From a quantitative perspective, I model the capital flow as follows: The offering size was likely in the $3-5 billion range. Seven times oversubscription implies demand of $21-35 billion. That is a large but manageable slice of institutional liquidity. The key metric is not the oversubscription multiple but the yield spread. Hynix bonds likely priced at a premium to Samsung or Micron debt, reflecting its HBM lead. The spread tightening during the book-building indicates the market accepted Hynix’s narrative of sustainable HBM margins. But here is the trap: that narrative depends entirely on NVIDIA’s GPU roadmap and the absence of a memory technology disruption.
This brings me to the contrarian angle. Retail commentary frames the oversubscription as a sign of sector health. In reality, it’s a red flag for risk concentration. Hynix’s revenue from HBM is 80%+ tied to one customer: NVIDIA. Any slowdown in AI CapEx, any decision by NVIDIA to dual-source aggressively with Samsung or Micron, any HBM4 technology shift that erodes Hynix’s lead—these would collapse the oversubscription premium. The smart money that piled in is betting on a narrow path: continued AI demand growth, Hynix’s ability to maintain a 6-12 month lead in HBM stacking, and no geopolitical disruption that forces technology transfer or supply chain decoupling. That path has several failure modes.

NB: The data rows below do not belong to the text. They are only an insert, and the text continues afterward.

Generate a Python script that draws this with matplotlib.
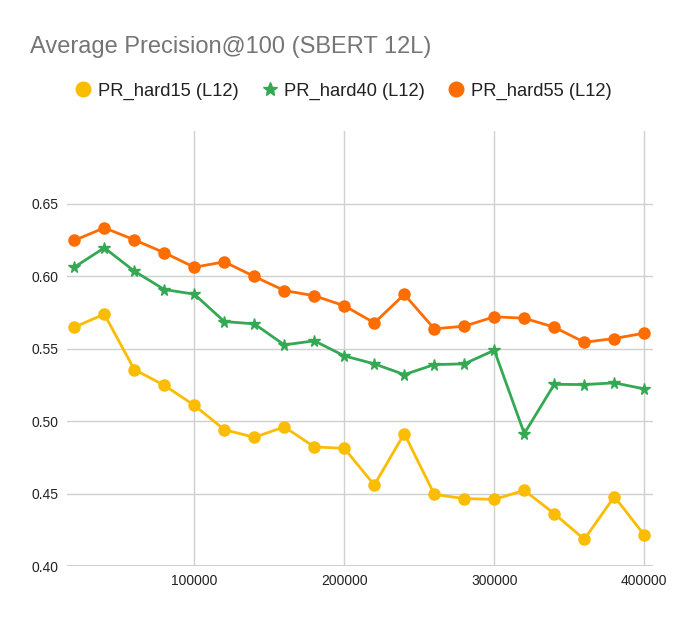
import matplotlib
matplotlib.use("Agg")
import matplotlib.pyplot as plt
from matplotlib.ticker import FormatStrFormatter
from matplotlib.lines import Line2D

plt.rcParams['font.family'] = ['Liberation Sans', 'DejaVu Sans']

x_vals = [20000, 40000, 60000, 80000, 100000, 120000, 140000, 160000, 180000, 200000,
          220000, 240000, 260000, 280000, 300000, 320000, 340000, 360000, 380000, 400000]
pr_hard15 = [0.5648, 0.5738, 0.5356, 0.5247, 0.5109, 0.4941, 0.4888, 0.4960, 0.4822, 0.4812,
             0.4559, 0.4914, 0.4494, 0.4465, 0.4460, 0.4522, 0.4361, 0.4184, 0.4479, 0.4214]
pr_hard40 = [0.6062, 0.6196, 0.6035, 0.5908, 0.5876, 0.5687, 0.5671, 0.5526, 0.5554, 0.5450,
             0.5395, 0.5321, 0.5390, 0.5395, 0.5489, 0.4914, 0.5254, 0.5252, 0.5264, 0.5222]
pr_hard55 = [0.6247, 0.6334, 0.6251, 0.6162, 0.6062, 0.6099, 0.5998, 0.5901, 0.5865, 0.5796,
             0.5678, 0.5874, 0.5637, 0.5655, 0.5720, 0.5710, 0.5648, 0.5544, 0.5570, 0.5607]
series_names = ["PR_hard15 (L12)", "PR_hard40 (L12)", "PR_hard55 (L12)"]
x_ticks = [100000, 200000, 300000, 400000]
y_ticks = [0.40, 0.45, 0.50, 0.55, 0.60, 0.65]
title = "Average Precision@100 (SBERT 12L)"

fig = plt.figure(figsize=(6.84, 6.21), dpi=100)
ax = fig.add_axes([66.7/684, 1-566/621, (652.7-66.7)/684, (566-131.3)/621])

ax.plot(x_vals, pr_hard15, color="#fbbc04", lw=2, marker="o", ms=8, label=series_names[0], zorder=3)
ax.plot(x_vals, pr_hard40, color="#34a853", lw=2, marker="*", ms=8.5, label=series_names[1], zorder=3)
ax.plot(x_vals, pr_hard55, color="#ff6d01", lw=2, marker="o", ms=8, label=series_names[2], zorder=3)

ax.set_xlim(14933, 405600)
ax.set_ylim(0.40, 0.70)
ax.set_xticks(x_ticks)
ax.set_yticks(y_ticks)
ax.yaxis.set_major_formatter(FormatStrFormatter('%.2f'))
ax.xaxis.set_major_formatter(FormatStrFormatter('%d'))
ax.grid(True, color="#d0d0d0", lw=1)
ax.set_axisbelow(True)
for s in ax.spines.values():
    s.set_visible(False)
ax.tick_params(length=0, labelsize=10, colors="#222222", pad=6)
ax.tick_params(axis='y', pad=6)
ax.axhline(0.40, color="#c8c8c8", lw=1.2, zorder=1)

fig.text(30/684, 1-47/621, title, fontsize=17, color="#757575", va="center", ha="left")

hs = [Line2D([], [], ls="none", marker="o", color="#fbbc04", ms=10.5),
      Line2D([], [], ls="none", marker="*", color="#34a853", ms=10),
      Line2D([], [], ls="none", marker="o", color="#ff6d01", ms=10.5)]
fig.legend(hs, series_names, loc="center", bbox_to_anchor=(342/684, 1-91/621), ncol=3, frameon=False,
           fontsize=13.2, handletextpad=0.2, columnspacing=1.1, handlelength=1.2, labelcolor="#222222")

fig.savefig("out.png", dpi=100)
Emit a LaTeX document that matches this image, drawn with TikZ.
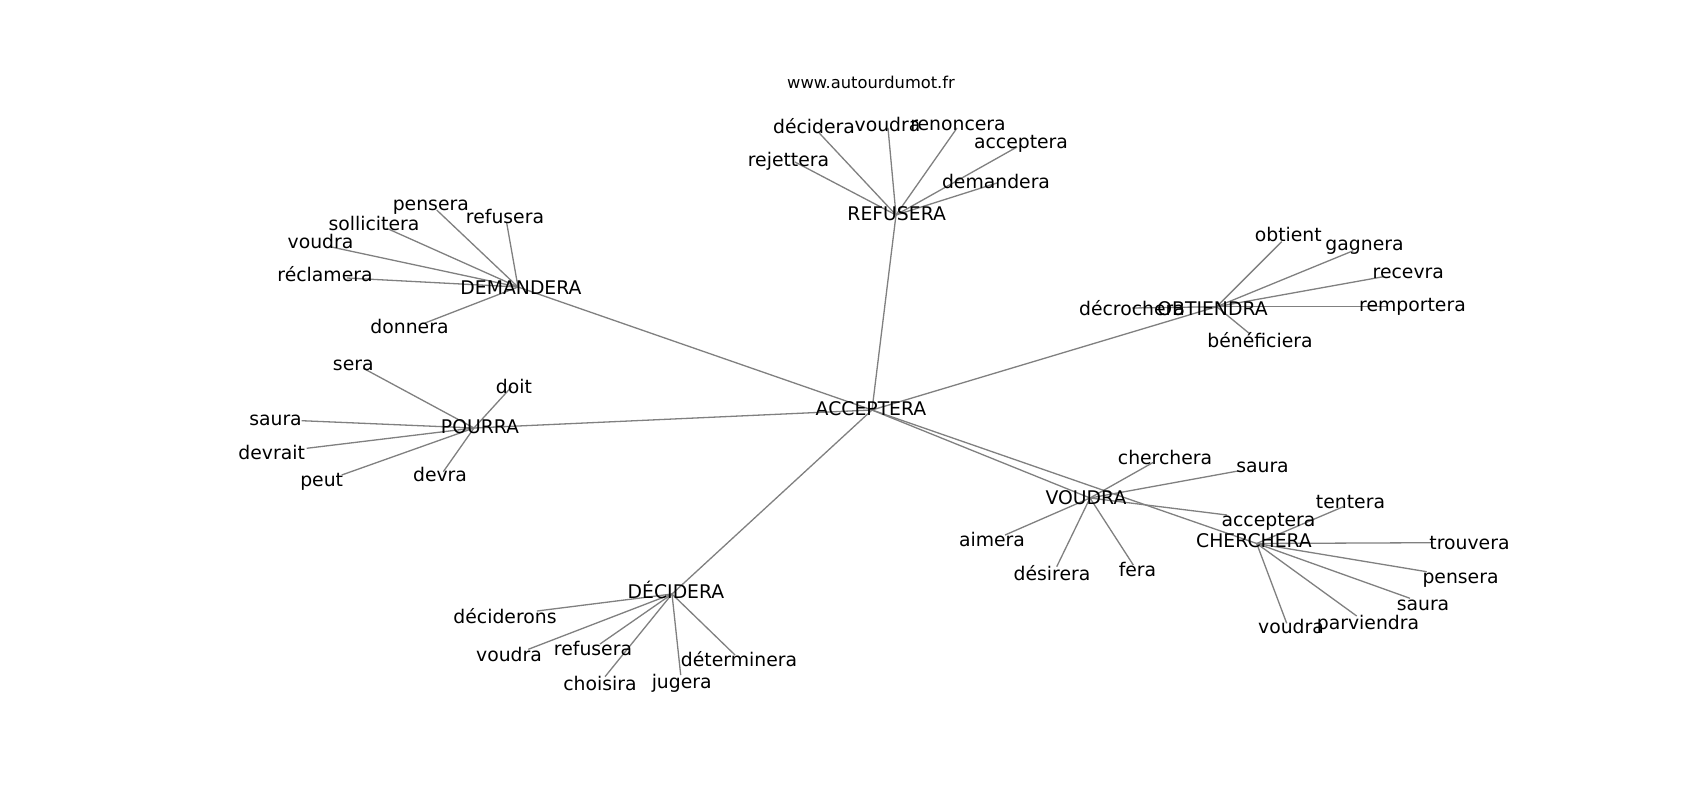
\documentclass[tikz,border=0pt]{standalone}
\usepackage{fontspec}
\setmainfont{DejaVu Sans}
\begin{document}
\begin{tikzpicture}[x=1pt,y=-1pt,
  lbl/.style={inner sep=0pt, outer sep=0pt, text height=13.7pt, text depth=0pt, font=\fontsize{18.8}{22}\selectfont},
  web/.style={inner sep=0pt, outer sep=0pt, text height=11.9pt, text depth=0pt, font=\fontsize{16.3}{19}\selectfont},
  edge/.style={draw=gray, line width=1.3pt}]
\useasboundingbox[fill=white] (0,0) rectangle (1700,800);

% hubs
\coordinate (ACC) at (872,410);
\coordinate (REF) at (896,215);
\coordinate (DEM) at (518,287);
\coordinate (OBT) at (1216.7,306.7);
\coordinate (POU) at (474,428);
\coordinate (DEC) at (672,594);
\coordinate (VOU) at (1090,498);
\coordinate (CHE) at (1256.7,543.5);

% REFUSERA leaves
\coordinate (r1) at (795,162);
\coordinate (r2) at (818,131.7);
\coordinate (r3) at (888,128);
\coordinate (r4) at (957,128);
\coordinate (r5) at (1017,147);
\coordinate (r6) at (997,183);
% DEMANDERA leaves
\coordinate (d1) at (436.7,210);
\coordinate (d2) at (506.7,223);
\coordinate (d3) at (386.7,228.3);
\coordinate (d4) at (330,246.7);
\coordinate (d5) at (347,278);
\coordinate (d6) at (425,323);
% OBTIENDRA leaves
\coordinate (o1) at (1281.7,241.7);
\coordinate (o2) at (1353.3,250.7);
\coordinate (o3) at (1383.3,276.7);
\coordinate (o4) at (1387,306.7);
\coordinate (o5) at (1132,308);
\coordinate (o6) at (1250,334);
% POURRA leaves
\coordinate (p1) at (363.3,368.3);
\coordinate (p2) at (511.7,386.7);
\coordinate (p3) at (301.7,420.7);
\coordinate (p4) at (306.7,448.3);
\coordinate (p5) at (341.7,475);
\coordinate (p6) at (443.3,471.7);
% DECIDERA leaves
\coordinate (c1) at (537,611);
\coordinate (c2) at (528.3,649.3);
\coordinate (c3) at (600,644);
\coordinate (c4) at (605,676.7);
\coordinate (c5) at (680.7,675);
\coordinate (c6) at (735,655);
% VOUDRA leaves
\coordinate (v1) at (1153,462.5);
\coordinate (v2) at (1238,471);
\coordinate (v3) at (1005,535);
\coordinate (v4) at (1056.7,566.7);
\coordinate (v5) at (1133.3,565);
\coordinate (v6) at (1227,515);
% CHERCHERA leaves
\coordinate (h1) at (1343.3,506.7);
\coordinate (h2) at (1433,542.7);
\coordinate (h3) at (1426.7,571.7);
\coordinate (h4) at (1410,598.3);
\coordinate (h5) at (1356.7,616);
\coordinate (h6) at (1286.7,623.3);

% edges
\foreach \h in {REF,DEM,OBT,POU,DEC,VOU,CHE} \draw[edge] (ACC) -- (\h);
\foreach \l in {r1,r2,r3,r4,r5,r6} \draw[edge] (REF) -- (\l);
\foreach \l in {d1,d2,d3,d4,d5,d6} \draw[edge] (DEM) -- (\l);
\foreach \l in {o1,o2,o3,o4,o5,o6} \draw[edge] (OBT) -- (\l);
\foreach \l in {p1,p2,p3,p4,p5,p6} \draw[edge] (POU) -- (\l);
\foreach \l in {c1,c2,c3,c4,c5,c6} \draw[edge] (DEC) -- (\l);
\foreach \l in {v1,v2,v3,v4,v5,v6} \draw[edge] (VOU) -- (\l);
\foreach \l in {h1,h2,h3,h4,h5,h6} \draw[edge] (CHE) -- (\l);

% labels
\node[web] (site) at (871,82.7) {www.autourdumot.fr};

\node[lbl] (ACCt) at (871,408.3) {ACCEPTERA};
\node[lbl] (REFt) at (896.7,213.3) {REFUSERA};
\node[lbl] (DEMt) at (521,287.3) {DEMANDERA};
\node[lbl] (OBTt) at (1212.5,308.3) {OBTIENDRA};
\node[lbl] (POUt) at (480,426.7) {POURRA};
\node[lbl] (DECt) at (676,591.5) {DÉCIDERA};
\node[lbl] (VOUt) at (1086,497.3) {VOUDRA};
\node[lbl] (CHEt) at (1254,541) {CHERCHERA};

\node[lbl] (r1t) at (788.5,159.3) {rejettera};
\node[lbl] (r2t) at (814,126.7) {décidera};
\node[lbl] (r3t) at (887.5,125) {voudra};
\node[lbl] (r4t) at (958,124) {renoncera};
\node[lbl] (r5t) at (1021,142) {acceptera};
\node[lbl] (r6t) at (996,182) {demandera};

\node[lbl] (d1t) at (430.8,203.3) {pensera};
\node[lbl] (d2t) at (505,216.7) {refusera};
\node[lbl] (d3t) at (374,223.3) {sollicitera};
\node[lbl] (d4t) at (320.5,241.7) {voudra};
\node[lbl] (d5t) at (325,275) {réclamera};
\node[lbl] (d6t) at (409.5,326.7) {donnera};

\node[lbl] (o1t) at (1288.3,235) {obtient};
\node[lbl] (o2t) at (1364.5,243.3) {gagnera};
\node[lbl] (o3t) at (1408.3,271.7) {recevra};
\node[lbl] (o4t) at (1412.5,305) {remportera};
\node[lbl] (o5t) at (1132,308.3) {décrochera};
\node[lbl] (o6t) at (1260,341) {bénéficiera};

\node[lbl] (p1t) at (353.3,364) {sera};
\node[lbl] (p2t) at (514,386.7) {doit};
\node[lbl] (p3t) at (275.5,419) {saura};
\node[lbl] (p4t) at (271.7,452.7) {devrait};
\node[lbl] (p5t) at (321.7,479.3) {peut};
\node[lbl] (p6t) at (440,475) {devra};

\node[lbl] (c1t) at (505,616.7) {déciderons};
\node[lbl] (c2t) at (509,655) {voudra};
\node[lbl] (c3t) at (593,648.3) {refusera};
\node[lbl] (c4t) at (600,683.3) {choisira};
\node[lbl] (c5t) at (681.7,681.7) {jugera};
\node[lbl] (c6t) at (739,659.3) {déterminera};

\node[lbl] (v1t) at (1165,457.3) {cherchera};
\node[lbl] (v2t) at (1262.5,466) {saura};
\node[lbl] (v3t) at (992,539.3) {aimera};
\node[lbl] (v4t) at (1052,574) {désirera};
\node[lbl] (v5t) at (1137.5,569.3) {fera};
\node[lbl] (v6t) at (1268.5,520) {acceptera};

\node[lbl] (h1t) at (1350.5,501.7) {tentera};
\node[lbl] (h2t) at (1469.5,542.7) {trouvera};
\node[lbl] (h3t) at (1460.5,576.7) {pensera};
\node[lbl] (h4t) at (1423,603.3) {saura};
\node[lbl] (h5t) at (1368,622.7) {parviendra};
\node[lbl] (h6t) at (1291,626.7) {voudra};
\end{tikzpicture}
\end{document}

First, Samsung is not idle. The Korean giant has the R&D budget and lithography access to catch up. If Samsung’s HBM3E passes NVIDIA’s qualification in Q3 2024, Hynix’s monopoly evaporates, and its margins compress. Second, the massive capex required for HBM—12-18 month lead times for packaging equipment—means Hynix is front-loading costs. If demand plateaus in 2026, the depreciation burden will squeeze free cash flow. The 7x demand today becomes a future liability. Third, there is the technology risk: HBM4 will require hybrid bonding between memory and logic dies, moving into packaging territory that TSMC dominates. Hynix may need to partner with TSMC, diluting its margin advantage.
Now the retail versus smart money dynamic. Retail investors read the headline and think “SK Hynix is a safe bet because demand is high.” Smart money understands the oversubscription is a priced-in risk premium. The institutions lending to Hynix are not buying the equity; they are buying a bond with a coupon that compensates for the specific risks I just listed. Retail often confuses high demand for an offering with fundamental strength, when it is often just tight pricing and favorable terms. In this case, the bond likely yields 5-6%, which is attractive only if Hynix does not hit a liquidity crisis. The 7x figure is noise; the spread over risk-free is the signal.
Takeaway for crypto investors who follow this? The same mechanic applies to our space. Look at the recent oversubscriptions for L2 token sales or restaking protocol fundraises. A 7x multiple on a crypto bond or token sale does not mean the asset is undervalued; it means the issuer priced it below market-clearing, leaving money on the table for flippers. In both crypto and semiconductors, the real question is not “how much demand?” but “at what risk-adjusted yield?” Hynix’s bonds are a bet on HBM monopoly. That monopoly has a half-life. Track the yields on Hynix CDS relative to Samsung. When that spread narrows, the oversubscription thesis dies.
Its immutable logic. The only way to win is to watch the capital flows, not the headlines.